Could you advise on why this happens and what's the workaround for the same? The code as below. All files 1.pdf to 9.pdf open through attachments but 11.pdf does not. The file however opens from the folder.

#----addAttachment function of PyPDF4 is modified to add instead of replacing---#
import os
import PyPDF4
from PyPDF4 import PdfFileReader, PdfFileWriter
from PyPDF4.generic import DecodedStreamObject, NameObject, DictionaryObject, createStringObject, ArrayObject

def appendAttachment(myPdfFileWriterObj, fname, fdata):
    #The entry for file
    file_entry = DecodedStreamObject()
    file_entry.setData(fdata)
    file_entry.update({NameObject("/Type") : NameObject("/EmbeddedFile")})

    #The Filespec entry
    efEntry = DictionaryObject()
    efEntry.update({NameObject("/F") : file_entry})

    filespec = DictionaryObject()
    filespec.update({NameObject("/Type") : NameObject("/Filespec"), NameObject("/F") : createStringObject(fname), NameObject("/EF") : efEntry})

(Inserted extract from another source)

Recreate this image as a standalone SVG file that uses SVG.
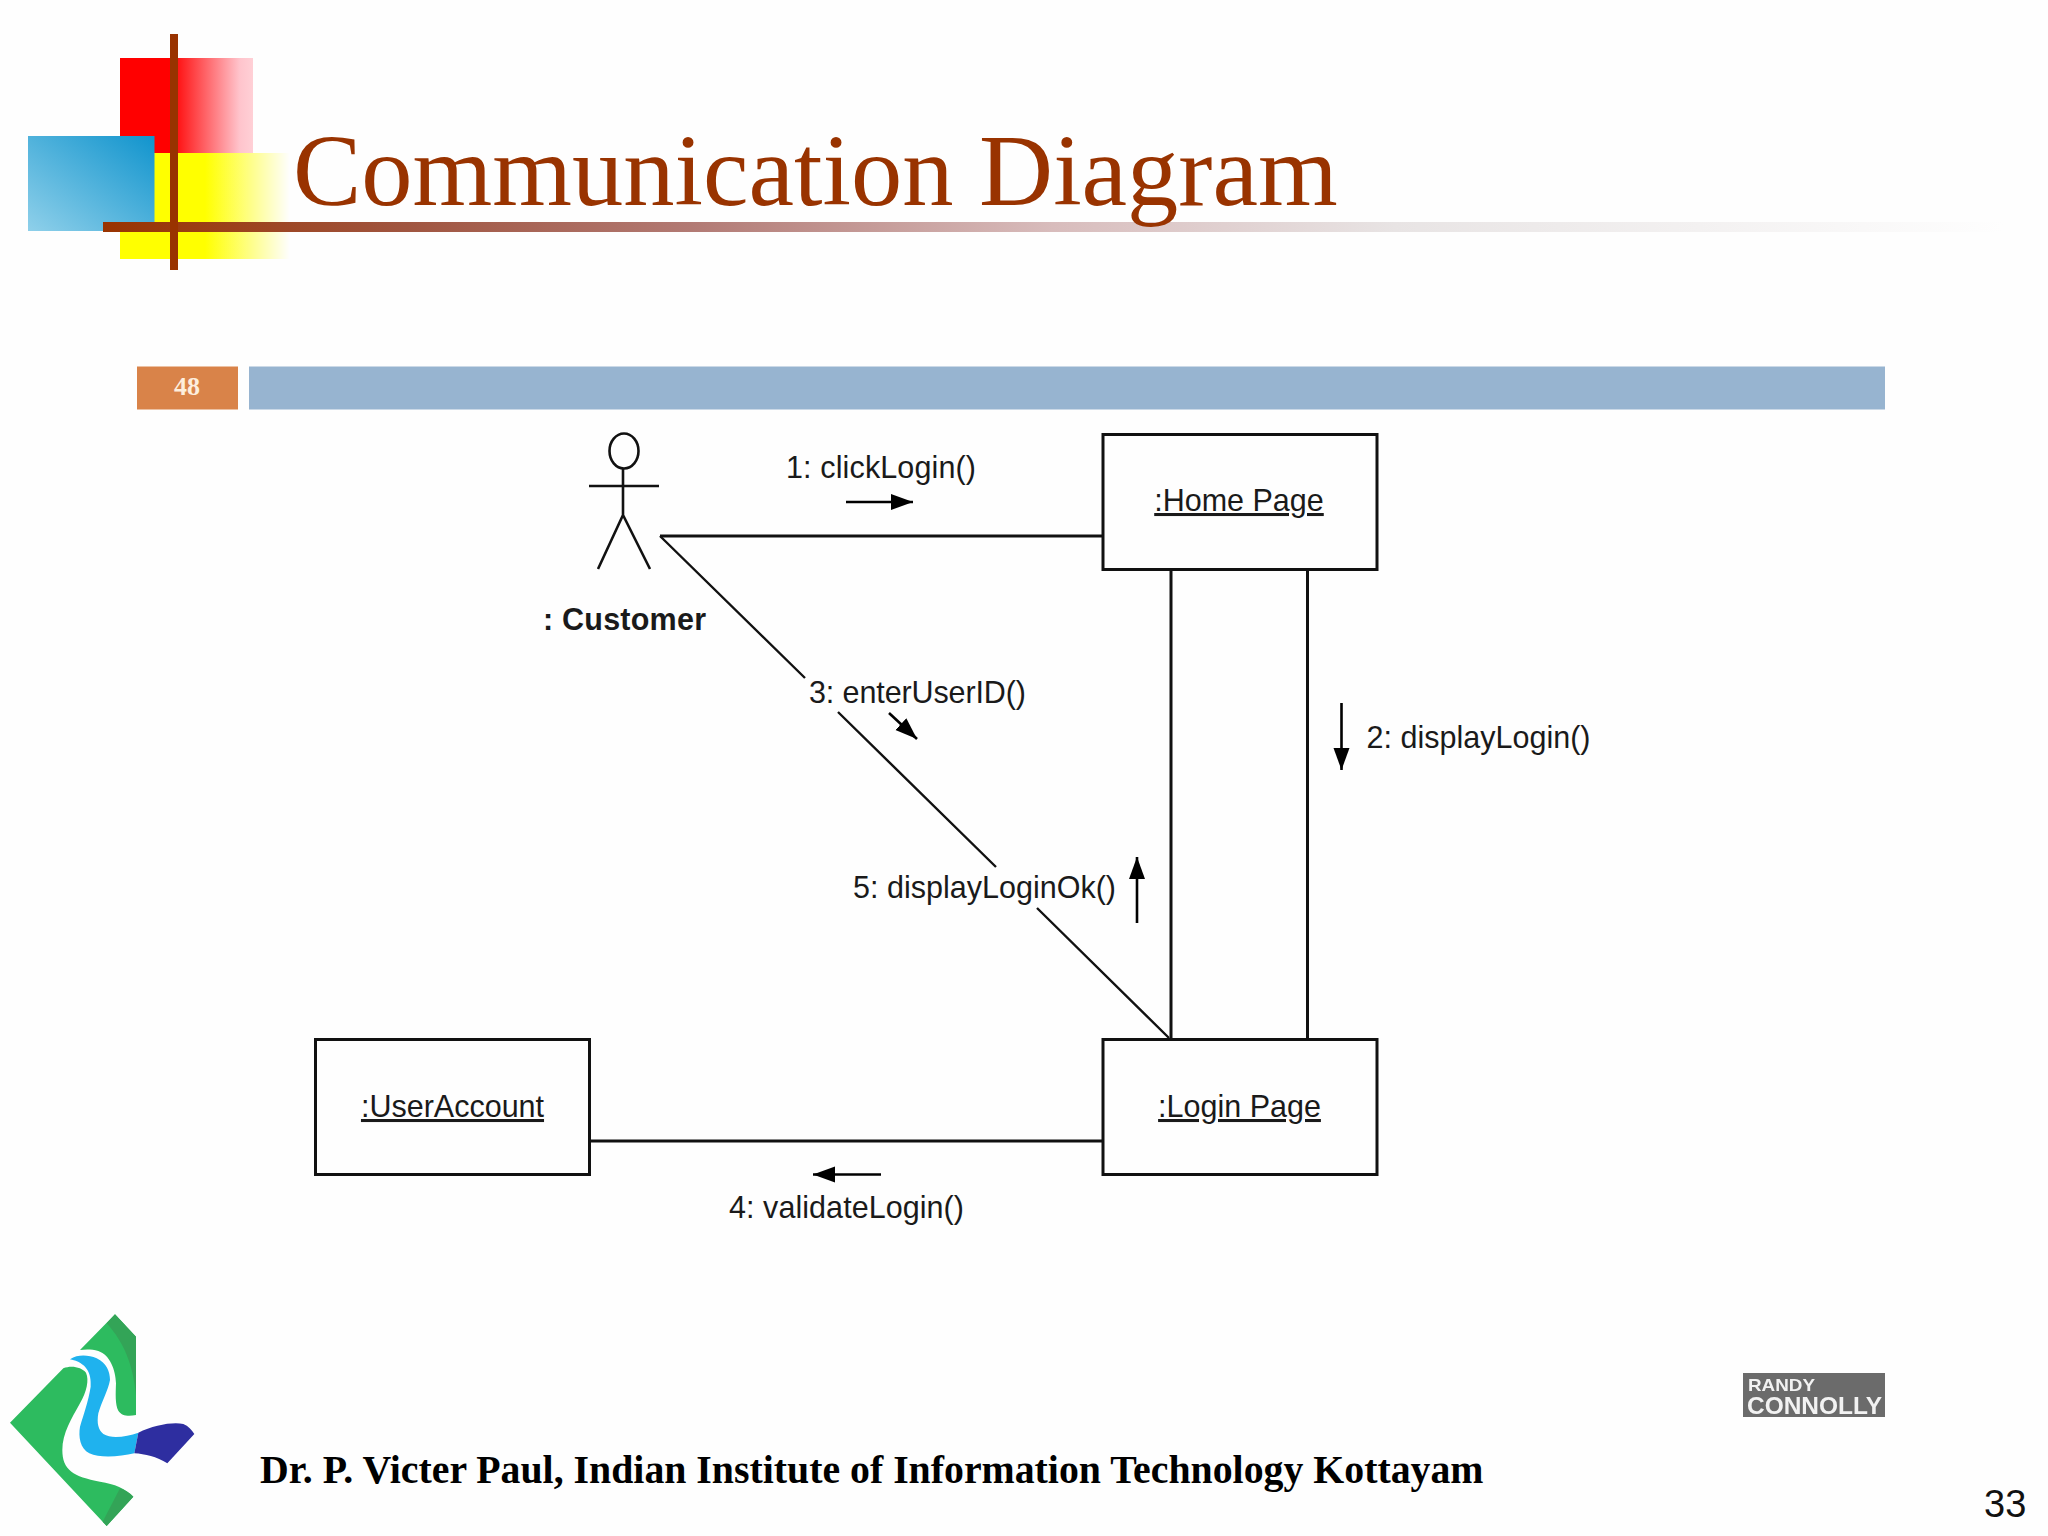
<svg xmlns="http://www.w3.org/2000/svg" width="2048" height="1536" viewBox="0 0 2048 1536">
<defs>
<linearGradient id="gRed" x1="0" x2="1" y1="0" y2="0"><stop offset="0.38" stop-color="#ff0000"/><stop offset="0.9" stop-color="#ffc4cc"/><stop offset="1" stop-color="#ffd0d6"/></linearGradient>
<linearGradient id="gYel" x1="0" x2="1" y1="0" y2="0"><stop offset="0.5" stop-color="#ffff00"/><stop offset="1" stop-color="#ffff00" stop-opacity="0"/></linearGradient>
<linearGradient id="gBlue" x1="0" x2="1" y1="1" y2="0"><stop offset="0" stop-color="#8fd0ea"/><stop offset="1" stop-color="#1194cd"/></linearGradient>
<linearGradient id="gBar" x1="0" x2="1" y1="0" y2="0"><stop offset="0" stop-color="#993300"/><stop offset="0.16" stop-color="#a05540"/><stop offset="0.31" stop-color="#b27a74"/><stop offset="0.5" stop-color="#d8bcbc"/><stop offset="0.68" stop-color="#e8e4e4"/><stop offset="1" stop-color="#fefefe"/></linearGradient>
<filter id="soft" x="-5%" y="-5%" width="110%" height="110%"><feGaussianBlur stdDeviation="0.6"/></filter>
<marker id="head" markerUnits="userSpaceOnUse" markerWidth="24" markerHeight="18" refX="22" refY="8" orient="auto"><path d="M0,0 L22,8 L0,16 Z" fill="#000"/></marker>
</defs>
<style>
.lbl{font-family:"Liberation Sans",Arial,sans-serif;font-size:30.5px;fill:#1a1a1a}
.box{fill:none;stroke:#111;stroke-width:3}
.obj{text-anchor:middle;text-decoration:underline}
.wire{fill:none;stroke:#111;stroke-width:3}
.diag{fill:none;stroke:#111;stroke-width:2.4}
.msg{fill:none;stroke:#000;stroke-width:2.6;marker-end:url(#head)}
</style>
<rect width="2048" height="1536" fill="#fefefe"/>
<g id="header-art">
<rect x="120" y="58" width="133" height="95" fill="url(#gRed)"/>
<rect x="120" y="153" width="170" height="106" fill="url(#gYel)"/>
<rect x="28" y="136" width="126.500" height="95" fill="url(#gBlue)"/>
<rect x="103" y="222" width="1900" height="10" fill="url(#gBar)"/>
<rect x="170" y="34" width="8" height="236" fill="#993300"/>
</g>
<text id="title" x="293" y="205" font-family="Liberation Serif, Times New Roman, serif" font-size="102.500" fill="#993300">Communication Diagram</text>
<g id="banner">
<rect x="137" y="366.500" width="101" height="43" fill="#d98349"/>
<text x="187" y="395" font-family="Liberation Serif, serif" font-weight="bold" font-size="26" fill="#fdeedd" text-anchor="middle">48</text>
<rect x="249" y="366.500" width="1636" height="43" fill="#97b4d0"/>
</g>
<g id="connectors">
<path class="wire" d="M660,536 H1103"/>
<path class="wire" d="M1171,569 V1039"/>
<path class="wire" d="M1307.500,569 V1039"/>
<path class="wire" d="M589,1141 H1103"/>
<path class="diag" d="M660,536 L805,678 M838,712 L996,867 M1037,908 L1169,1038"/>
<path class="msg" d="M846,502 H913"/>
<path class="msg" d="M1341.500,703 V770"/>
<path class="msg" d="M889,713 L917,739"/>
<path class="msg" d="M1137,923 V857"/>
<path class="msg" d="M881,1174.500 H813"/>
</g>
<g id="customer">
<ellipse cx="624" cy="451" rx="14.500" ry="17.500" fill="none" stroke="#111" stroke-width="2.600"/>
<path d="M589,486 H659 M623,468 V515 L598,569 M623,515 L650,569" fill="none" stroke="#111" stroke-width="2.600"/>
<text class="lbl" x="543" y="630" font-weight="bold" textLength="163">: Customer</text>
</g>
<g id="home-page">
<rect class="box" x="1103" y="434.500" width="274" height="135"/>
<text class="lbl obj" x="1239" y="511">:Home Page</text>
</g>
<g id="login-page">
<rect class="box" x="1103" y="1039.500" width="274" height="135"/>
<text class="lbl obj" x="1239.500" y="1117">:Login Page</text>
</g>
<g id="user-account">
<rect class="box" x="315.500" y="1039.500" width="274" height="135"/>
<text class="lbl obj" x="452.500" y="1117">:UserAccount</text>
</g>
<g id="labels">
<text class="lbl" x="786" y="478" textLength="190">1: clickLogin()</text>
<text class="lbl" x="1366.500" y="747.500" textLength="224">2: displayLogin()</text>
<text class="lbl" x="809" y="703" textLength="217">3: enterUserID()</text>
<text class="lbl" x="729" y="1218" textLength="235">4: validateLogin()</text>
<text class="lbl" x="853" y="898" textLength="263">5: displayLoginOk()</text>
</g>
<g id="logo" transform="translate(0,1280) scale(0.33333)">
<path fill="#2dbb5f" d="M240,210 L345,103 L408,170 L408,405 C385,410 365,408 355,392 C345,375 347,340 348,310 C347,270 330,225 295,213 C275,207 255,208 240,210Z"/>
<path fill="#33a457" d="M345,103 L408,170 L408,345 C400,260 375,190 320,130Z"/>
<path fill="#2dbb5f" d="M30,428 L190,265 C215,255 245,262 258,278 C268,300 260,335 240,370 C215,415 187,460 187,510 C187,570 220,590 300,605 C345,612 375,625 400,650 L320,738 Z"/>
<path fill="#33a457" d="M360,625 C375,630 390,640 400,650 L320,738 L308,725 Z"/>
<path fill="#1fb2ee" d="M210,238 C235,222 265,225 290,235 C320,250 330,275 330,300 C325,330 305,365 295,400 C290,430 295,450 310,462 C335,478 380,470 415,458 L403,520 C360,530 300,535 268,520 C240,505 235,470 240,440 C250,405 265,365 272,320 C275,280 260,248 210,238Z"/>
<path fill="#2e2ea0" d="M415,458 C460,435 520,425 550,432 C565,438 575,450 583,462 L502,550 C470,530 435,522 403,520 Z"/>
</g>
<g id="badge">
<rect x="1743" y="1373" width="142" height="44" fill="#6b6b6b"/>
<g filter="url(#soft)" font-family="Liberation Sans, sans-serif" font-weight="bold" fill="#f2f2f2">
<text x="1748" y="1391" font-size="17" textLength="67" lengthAdjust="spacingAndGlyphs">RANDY</text>
<text x="1747" y="1414" font-size="24" textLength="135" lengthAdjust="spacingAndGlyphs">CONNOLLY</text>
</g>
</g>
<text id="footer" x="260" y="1482.500" font-family="Liberation Serif, Times New Roman, serif" font-weight="bold" font-size="39.800" fill="#000">Dr. P. Victer Paul, Indian Institute of Information Technology Kottayam</text>
<text id="page-number" x="1984" y="1517" font-family="Liberation Sans, Arial, sans-serif" font-size="38" fill="#111">33</text>
</svg>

    if "/Names" not in myPdfFileWriterObj._root_object.keys():
        # No files attached yet. Create the entry for the root, as it needs a reference to the Filespec
        embeddedFilesNamesDictionary = DictionaryObject()
        embeddedFilesNamesDictionary.update({NameObject("/Names"): ArrayObject([createStringObject(fname), filespec])})

        embeddedFilesDictionary = DictionaryObject()
        embeddedFilesDictionary.update({NameObject("/EmbeddedFiles"): embeddedFilesNamesDictionary})
        myPdfFileWriterObj._root_object.update({NameObject("/Names"): embeddedFilesDictionary})
    else:
        # There are files already attached. Append the new file.
        myPdfFileWriterObj._root_object["/Names"]["/EmbeddedFiles"]["/Names"].append(createStringObject(fname))
        myPdfFileWriterObj._root_object["/Names"]["/EmbeddedFiles"]["/Names"].append(filespec)

pdf_file = 'Contents.pdf'
attachment_file = ['1.pdf','2.pdf','3.pdf','4.pdf','5.pdf','6.pdf','7.pdf', '8.pdf', '9.pdf', '11.pdf']


pdf_reader = PyPDF4.PdfFileReader(open(pdf_file,'rb'))
pdf_writer = PyPDF4.PdfFileWriter()

pdf_writer.addPage(pdf_reader.getPage(0))
for i in range(len(attachment_file)):
    with open(attachment_file[i],'rb') as f:
        appendAttachment(pdf_writer,attachment_file[i],f.read())
        f.close()
    with open('CalBook.pdf','wb') as f:
        pdf_writer.write(f)
0

There are 0 answers